Pseudo-random Sampling and .NET

One of the requirements I received for my current application was to select five percent of entities generated by another process for further review by an actual person. The requirement wasn’t quite a request for a simple random sample (since the process generates entities one at a time instead of in batches), so the code I had to write needed to give each entity generated a five percent chance of being selected for further review.  In .NET, anything involving percentage chances means using the Random class in some way.  Because the class doesn’t generate truly random numbers (it generates pseudo-random numbers), additional work is needed to make the outcomes more random.
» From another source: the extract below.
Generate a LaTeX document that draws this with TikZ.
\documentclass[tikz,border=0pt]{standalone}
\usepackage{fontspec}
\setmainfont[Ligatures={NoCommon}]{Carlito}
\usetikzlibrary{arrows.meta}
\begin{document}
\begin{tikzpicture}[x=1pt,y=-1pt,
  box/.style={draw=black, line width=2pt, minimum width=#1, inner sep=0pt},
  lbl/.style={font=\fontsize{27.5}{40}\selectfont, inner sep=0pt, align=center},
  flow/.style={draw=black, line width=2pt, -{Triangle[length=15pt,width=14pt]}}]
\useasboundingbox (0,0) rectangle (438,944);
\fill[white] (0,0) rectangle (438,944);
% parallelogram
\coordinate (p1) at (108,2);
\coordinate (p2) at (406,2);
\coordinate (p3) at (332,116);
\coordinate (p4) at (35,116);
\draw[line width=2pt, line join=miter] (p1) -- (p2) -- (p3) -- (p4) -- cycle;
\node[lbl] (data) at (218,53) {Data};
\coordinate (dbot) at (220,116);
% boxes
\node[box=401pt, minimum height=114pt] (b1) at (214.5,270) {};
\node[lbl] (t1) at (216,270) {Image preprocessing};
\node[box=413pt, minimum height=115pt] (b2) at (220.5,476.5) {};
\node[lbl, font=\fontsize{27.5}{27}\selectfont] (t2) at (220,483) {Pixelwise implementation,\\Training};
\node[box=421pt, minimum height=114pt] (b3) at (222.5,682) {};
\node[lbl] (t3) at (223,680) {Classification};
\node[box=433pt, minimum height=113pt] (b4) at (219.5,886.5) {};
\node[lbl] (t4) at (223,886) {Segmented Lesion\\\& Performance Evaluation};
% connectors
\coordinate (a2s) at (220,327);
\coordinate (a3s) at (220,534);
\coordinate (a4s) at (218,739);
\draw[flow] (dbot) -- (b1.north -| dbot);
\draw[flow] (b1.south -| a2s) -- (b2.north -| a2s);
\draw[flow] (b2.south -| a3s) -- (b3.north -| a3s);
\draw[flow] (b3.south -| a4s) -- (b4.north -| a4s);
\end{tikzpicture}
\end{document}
The first part of my approach to making the outcomes more random was to simplify the five percent aspect of the requirement to a yes or no decision, where “yes” meant treat the entity normally and “no” meant select the entity for further review.  I modeled this as a collection of 100 boolean values with 95 true and five false.  I ended up using a for-loop to populate the boolean list with 95 true values.  Another option I considered was using Enumerable.Repeat (described in great detail in this post), but apparently that operation is quite a bit slower.  I could have used Enumerable.Range instead, and may investigate the possibility later to see what advantages or disadvantages there are in performance and code clarity.

Having created the list of decisions, I needed to randomize their order.  To accomplish this, I used LINQ to sort the list by the value of newly-generated GUIDs:

decisions.OrderBy(d => Guid.NewGuid()) //decisions is a list of bool

With a randomly-ordered list of decisions, the final step was to select a decision from a random location in the list.  For that, I turned to a Jon Skeet post that provided a provided a helper class (see the end of that post) for retrieving a thread-safe instance of Random to use for generating a pseudo-random value within the range of possible decisions.  The resulting code is as follows:

return decisions.OrderBy(d => Guid.NewGuid()).ToArray()[RandomProvider.GetThreadRandom().Next(100)]; //decisions is a list of bool

I used LINQPad to test my code and over multiple executions, I got between 3 and 6 “no” results.